Task brief | Lift out all lines below that contain "What".

================================

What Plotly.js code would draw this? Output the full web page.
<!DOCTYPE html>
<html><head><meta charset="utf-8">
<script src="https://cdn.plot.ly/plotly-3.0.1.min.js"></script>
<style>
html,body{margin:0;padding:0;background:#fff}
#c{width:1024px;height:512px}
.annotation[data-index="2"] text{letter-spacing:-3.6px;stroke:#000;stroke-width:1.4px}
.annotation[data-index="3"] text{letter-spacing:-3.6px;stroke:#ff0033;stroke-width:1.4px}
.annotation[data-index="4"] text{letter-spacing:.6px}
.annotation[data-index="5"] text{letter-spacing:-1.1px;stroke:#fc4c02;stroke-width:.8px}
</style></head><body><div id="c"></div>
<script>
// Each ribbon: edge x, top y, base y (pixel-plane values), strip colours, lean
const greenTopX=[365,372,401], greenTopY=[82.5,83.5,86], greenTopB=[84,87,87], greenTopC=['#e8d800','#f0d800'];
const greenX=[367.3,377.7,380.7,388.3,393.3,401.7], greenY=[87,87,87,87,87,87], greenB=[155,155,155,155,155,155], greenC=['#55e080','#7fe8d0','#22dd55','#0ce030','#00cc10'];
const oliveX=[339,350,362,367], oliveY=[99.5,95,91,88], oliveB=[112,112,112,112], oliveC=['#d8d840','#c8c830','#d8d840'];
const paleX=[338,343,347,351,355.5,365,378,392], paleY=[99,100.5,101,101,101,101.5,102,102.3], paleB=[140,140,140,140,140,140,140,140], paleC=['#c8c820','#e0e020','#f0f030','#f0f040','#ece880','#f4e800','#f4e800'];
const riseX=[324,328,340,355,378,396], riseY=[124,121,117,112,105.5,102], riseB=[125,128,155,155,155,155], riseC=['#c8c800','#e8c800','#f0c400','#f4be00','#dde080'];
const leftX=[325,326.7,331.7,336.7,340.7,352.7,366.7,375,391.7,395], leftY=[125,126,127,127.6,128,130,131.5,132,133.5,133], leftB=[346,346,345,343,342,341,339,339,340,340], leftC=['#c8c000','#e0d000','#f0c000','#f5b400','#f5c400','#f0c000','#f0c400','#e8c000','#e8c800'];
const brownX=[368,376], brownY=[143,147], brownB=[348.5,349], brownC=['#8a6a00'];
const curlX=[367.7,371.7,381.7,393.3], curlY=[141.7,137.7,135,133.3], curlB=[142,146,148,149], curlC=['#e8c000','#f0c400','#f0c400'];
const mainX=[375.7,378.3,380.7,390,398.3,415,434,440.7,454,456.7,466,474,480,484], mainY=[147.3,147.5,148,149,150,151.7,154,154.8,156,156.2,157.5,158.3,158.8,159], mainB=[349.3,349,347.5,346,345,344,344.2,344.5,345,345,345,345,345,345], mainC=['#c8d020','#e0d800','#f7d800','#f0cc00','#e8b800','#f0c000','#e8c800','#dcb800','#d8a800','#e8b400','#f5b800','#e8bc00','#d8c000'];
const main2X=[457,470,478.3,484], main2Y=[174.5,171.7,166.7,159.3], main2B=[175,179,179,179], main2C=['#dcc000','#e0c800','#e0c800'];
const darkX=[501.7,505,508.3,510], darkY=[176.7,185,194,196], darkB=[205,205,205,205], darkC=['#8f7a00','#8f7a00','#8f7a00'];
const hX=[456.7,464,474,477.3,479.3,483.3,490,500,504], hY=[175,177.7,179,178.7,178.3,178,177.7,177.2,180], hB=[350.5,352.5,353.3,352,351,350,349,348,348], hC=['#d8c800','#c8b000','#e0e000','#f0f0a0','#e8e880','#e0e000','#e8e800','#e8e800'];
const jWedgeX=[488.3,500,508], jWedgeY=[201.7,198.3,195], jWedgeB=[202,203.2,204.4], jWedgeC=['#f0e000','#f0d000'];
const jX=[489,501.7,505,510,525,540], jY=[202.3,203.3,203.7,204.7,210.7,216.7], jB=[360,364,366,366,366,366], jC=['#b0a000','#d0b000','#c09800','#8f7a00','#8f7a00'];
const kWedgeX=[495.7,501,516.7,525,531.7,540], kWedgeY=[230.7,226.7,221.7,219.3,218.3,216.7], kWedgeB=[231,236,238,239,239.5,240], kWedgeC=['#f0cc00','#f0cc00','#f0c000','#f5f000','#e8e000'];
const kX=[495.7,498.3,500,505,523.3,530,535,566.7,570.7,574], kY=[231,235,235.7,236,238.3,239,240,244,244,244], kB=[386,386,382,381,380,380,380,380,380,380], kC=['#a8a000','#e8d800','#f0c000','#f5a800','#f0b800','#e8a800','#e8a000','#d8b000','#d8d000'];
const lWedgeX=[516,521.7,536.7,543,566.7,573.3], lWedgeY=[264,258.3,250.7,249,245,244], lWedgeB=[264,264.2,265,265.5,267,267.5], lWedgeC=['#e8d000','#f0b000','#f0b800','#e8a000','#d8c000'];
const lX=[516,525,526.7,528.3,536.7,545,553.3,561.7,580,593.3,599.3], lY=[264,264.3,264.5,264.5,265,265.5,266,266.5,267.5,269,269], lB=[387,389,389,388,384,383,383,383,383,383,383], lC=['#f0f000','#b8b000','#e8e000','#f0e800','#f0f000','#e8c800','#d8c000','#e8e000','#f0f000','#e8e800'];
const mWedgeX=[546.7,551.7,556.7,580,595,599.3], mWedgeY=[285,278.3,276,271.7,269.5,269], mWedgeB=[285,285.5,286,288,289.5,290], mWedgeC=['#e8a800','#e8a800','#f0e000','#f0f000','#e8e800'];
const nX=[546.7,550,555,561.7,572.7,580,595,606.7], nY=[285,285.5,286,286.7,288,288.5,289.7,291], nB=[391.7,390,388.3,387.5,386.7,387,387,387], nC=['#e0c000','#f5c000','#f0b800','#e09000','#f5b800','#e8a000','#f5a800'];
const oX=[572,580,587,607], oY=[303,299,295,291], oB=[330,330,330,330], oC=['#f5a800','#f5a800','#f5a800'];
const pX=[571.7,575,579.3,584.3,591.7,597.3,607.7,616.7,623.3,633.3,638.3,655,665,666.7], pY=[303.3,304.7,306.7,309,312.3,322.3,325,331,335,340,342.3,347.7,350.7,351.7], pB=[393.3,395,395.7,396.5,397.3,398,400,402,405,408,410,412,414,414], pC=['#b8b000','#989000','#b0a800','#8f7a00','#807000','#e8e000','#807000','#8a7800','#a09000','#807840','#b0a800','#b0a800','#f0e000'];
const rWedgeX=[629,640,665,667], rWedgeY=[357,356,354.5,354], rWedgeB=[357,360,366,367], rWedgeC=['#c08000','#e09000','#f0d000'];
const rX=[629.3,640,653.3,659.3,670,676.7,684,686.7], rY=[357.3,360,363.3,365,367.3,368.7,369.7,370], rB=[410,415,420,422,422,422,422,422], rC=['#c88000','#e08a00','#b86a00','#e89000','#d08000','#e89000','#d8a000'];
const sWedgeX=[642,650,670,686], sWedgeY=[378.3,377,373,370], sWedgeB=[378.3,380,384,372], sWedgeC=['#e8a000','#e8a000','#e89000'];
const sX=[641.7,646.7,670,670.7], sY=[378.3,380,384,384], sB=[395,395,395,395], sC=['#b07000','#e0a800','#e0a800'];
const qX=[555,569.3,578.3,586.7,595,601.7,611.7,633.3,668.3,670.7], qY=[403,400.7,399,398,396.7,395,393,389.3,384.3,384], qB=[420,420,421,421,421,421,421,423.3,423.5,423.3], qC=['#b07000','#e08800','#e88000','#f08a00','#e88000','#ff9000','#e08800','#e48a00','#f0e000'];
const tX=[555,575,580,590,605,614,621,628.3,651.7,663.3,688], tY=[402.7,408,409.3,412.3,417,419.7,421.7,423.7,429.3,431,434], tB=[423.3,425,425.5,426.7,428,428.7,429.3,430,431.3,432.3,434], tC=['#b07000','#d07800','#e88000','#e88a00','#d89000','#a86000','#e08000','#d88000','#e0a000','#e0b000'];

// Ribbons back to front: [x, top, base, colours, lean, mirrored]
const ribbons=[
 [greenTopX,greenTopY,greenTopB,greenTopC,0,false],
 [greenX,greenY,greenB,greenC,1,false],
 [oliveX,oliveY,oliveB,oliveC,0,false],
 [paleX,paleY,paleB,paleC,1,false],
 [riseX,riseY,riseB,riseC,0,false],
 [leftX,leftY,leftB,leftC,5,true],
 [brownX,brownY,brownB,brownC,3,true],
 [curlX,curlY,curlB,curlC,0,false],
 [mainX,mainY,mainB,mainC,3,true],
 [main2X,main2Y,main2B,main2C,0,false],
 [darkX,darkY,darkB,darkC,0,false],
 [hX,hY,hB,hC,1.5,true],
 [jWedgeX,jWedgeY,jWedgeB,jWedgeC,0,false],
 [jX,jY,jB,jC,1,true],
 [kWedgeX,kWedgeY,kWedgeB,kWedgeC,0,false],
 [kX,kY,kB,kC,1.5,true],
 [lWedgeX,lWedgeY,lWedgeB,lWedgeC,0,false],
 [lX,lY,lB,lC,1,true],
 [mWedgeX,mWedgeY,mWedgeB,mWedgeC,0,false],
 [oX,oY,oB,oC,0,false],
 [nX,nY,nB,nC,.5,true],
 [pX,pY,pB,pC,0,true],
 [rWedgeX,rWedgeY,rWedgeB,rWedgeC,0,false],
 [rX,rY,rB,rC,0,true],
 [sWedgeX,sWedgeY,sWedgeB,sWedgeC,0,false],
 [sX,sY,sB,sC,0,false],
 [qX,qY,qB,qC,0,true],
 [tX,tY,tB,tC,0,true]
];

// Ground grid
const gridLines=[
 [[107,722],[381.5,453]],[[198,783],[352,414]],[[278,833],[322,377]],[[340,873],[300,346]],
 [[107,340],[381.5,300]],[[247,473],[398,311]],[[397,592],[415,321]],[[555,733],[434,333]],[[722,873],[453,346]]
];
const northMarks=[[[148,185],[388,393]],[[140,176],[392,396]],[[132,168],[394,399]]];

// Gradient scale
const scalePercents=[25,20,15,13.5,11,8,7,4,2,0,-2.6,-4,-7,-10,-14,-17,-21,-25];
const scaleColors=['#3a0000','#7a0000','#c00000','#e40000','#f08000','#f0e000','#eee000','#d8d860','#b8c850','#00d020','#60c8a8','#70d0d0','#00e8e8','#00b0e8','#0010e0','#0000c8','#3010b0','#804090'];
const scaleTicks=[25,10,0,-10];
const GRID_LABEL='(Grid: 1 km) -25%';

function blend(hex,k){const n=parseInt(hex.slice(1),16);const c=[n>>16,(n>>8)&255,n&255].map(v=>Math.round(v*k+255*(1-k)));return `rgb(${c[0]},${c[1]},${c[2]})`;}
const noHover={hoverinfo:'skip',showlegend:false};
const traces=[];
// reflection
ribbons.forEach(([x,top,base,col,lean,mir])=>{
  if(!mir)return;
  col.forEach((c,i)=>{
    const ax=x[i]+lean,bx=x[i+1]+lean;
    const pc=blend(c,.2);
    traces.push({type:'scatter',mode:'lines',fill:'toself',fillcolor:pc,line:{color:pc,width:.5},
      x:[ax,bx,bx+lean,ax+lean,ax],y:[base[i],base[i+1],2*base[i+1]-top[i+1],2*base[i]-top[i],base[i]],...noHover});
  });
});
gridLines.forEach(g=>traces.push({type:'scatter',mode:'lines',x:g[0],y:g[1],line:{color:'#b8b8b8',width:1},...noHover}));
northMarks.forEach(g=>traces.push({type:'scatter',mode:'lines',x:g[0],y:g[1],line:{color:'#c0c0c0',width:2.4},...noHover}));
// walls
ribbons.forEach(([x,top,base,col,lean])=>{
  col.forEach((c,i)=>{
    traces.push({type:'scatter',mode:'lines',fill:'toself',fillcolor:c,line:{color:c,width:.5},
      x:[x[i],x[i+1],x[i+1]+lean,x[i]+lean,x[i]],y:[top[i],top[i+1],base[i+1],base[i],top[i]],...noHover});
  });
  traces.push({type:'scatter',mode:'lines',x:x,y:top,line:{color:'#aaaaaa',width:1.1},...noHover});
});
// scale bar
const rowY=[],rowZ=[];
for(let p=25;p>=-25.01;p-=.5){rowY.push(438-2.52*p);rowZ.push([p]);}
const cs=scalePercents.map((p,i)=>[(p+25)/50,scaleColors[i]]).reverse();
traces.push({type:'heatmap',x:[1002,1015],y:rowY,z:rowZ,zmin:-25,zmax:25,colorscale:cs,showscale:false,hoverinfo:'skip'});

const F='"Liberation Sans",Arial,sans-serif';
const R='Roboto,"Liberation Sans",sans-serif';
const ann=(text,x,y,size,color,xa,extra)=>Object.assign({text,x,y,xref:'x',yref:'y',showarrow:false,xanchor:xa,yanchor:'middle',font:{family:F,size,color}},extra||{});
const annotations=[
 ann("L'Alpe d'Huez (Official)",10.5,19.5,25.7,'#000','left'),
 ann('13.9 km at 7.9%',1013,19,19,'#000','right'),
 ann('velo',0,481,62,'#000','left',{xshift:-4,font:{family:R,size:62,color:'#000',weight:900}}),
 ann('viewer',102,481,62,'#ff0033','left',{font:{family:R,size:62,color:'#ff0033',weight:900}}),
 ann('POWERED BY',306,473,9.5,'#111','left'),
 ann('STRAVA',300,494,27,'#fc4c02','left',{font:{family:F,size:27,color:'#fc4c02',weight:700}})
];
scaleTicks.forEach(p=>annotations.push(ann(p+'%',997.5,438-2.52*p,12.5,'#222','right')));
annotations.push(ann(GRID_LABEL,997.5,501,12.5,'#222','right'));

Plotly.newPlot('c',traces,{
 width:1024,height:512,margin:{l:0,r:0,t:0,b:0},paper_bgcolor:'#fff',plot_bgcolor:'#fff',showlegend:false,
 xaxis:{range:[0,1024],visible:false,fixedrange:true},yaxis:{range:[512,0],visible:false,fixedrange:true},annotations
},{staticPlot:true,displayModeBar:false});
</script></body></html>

================================

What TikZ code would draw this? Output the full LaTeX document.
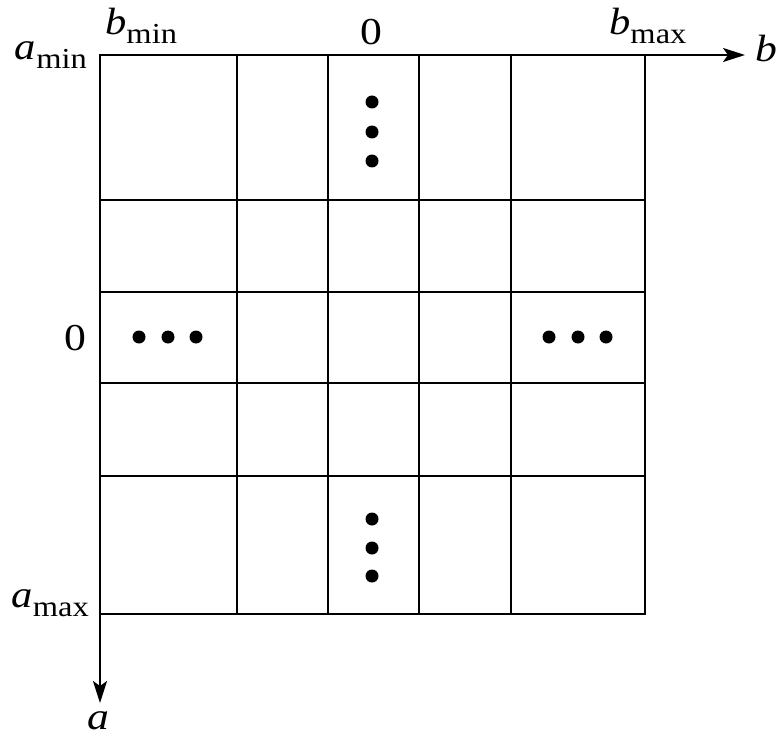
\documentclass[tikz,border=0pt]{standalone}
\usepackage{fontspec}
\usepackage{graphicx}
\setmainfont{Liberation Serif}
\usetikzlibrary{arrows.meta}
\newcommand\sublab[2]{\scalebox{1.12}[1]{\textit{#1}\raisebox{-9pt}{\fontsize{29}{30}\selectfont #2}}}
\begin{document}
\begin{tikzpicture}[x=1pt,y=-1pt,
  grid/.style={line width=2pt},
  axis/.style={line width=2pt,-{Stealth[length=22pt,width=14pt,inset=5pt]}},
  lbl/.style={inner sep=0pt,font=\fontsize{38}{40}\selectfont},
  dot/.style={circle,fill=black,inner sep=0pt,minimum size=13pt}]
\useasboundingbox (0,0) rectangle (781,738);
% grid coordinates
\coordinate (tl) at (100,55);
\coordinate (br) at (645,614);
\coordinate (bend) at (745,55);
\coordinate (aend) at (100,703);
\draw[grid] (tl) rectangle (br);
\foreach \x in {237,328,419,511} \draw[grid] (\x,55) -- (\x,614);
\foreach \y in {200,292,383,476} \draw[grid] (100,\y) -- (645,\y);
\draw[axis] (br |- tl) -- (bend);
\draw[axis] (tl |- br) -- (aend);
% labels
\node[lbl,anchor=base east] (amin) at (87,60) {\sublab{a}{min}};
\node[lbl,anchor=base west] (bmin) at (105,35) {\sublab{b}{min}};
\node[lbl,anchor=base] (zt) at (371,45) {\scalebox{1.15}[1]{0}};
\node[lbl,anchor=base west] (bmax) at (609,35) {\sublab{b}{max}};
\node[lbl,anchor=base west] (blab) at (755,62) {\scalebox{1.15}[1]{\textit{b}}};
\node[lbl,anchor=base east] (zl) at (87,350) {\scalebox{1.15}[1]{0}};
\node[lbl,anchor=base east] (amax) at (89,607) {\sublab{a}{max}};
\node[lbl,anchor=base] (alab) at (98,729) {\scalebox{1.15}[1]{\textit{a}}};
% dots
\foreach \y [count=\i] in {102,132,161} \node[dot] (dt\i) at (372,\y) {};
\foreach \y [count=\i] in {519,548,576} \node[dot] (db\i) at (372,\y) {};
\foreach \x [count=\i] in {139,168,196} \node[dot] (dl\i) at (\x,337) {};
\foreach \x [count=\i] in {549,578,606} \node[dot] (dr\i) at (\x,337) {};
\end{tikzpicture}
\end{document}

================================

Exercise answer |
What Plotly.js code would draw this? Output the full web page.
What TikZ code would draw this? Output the full LaTeX document.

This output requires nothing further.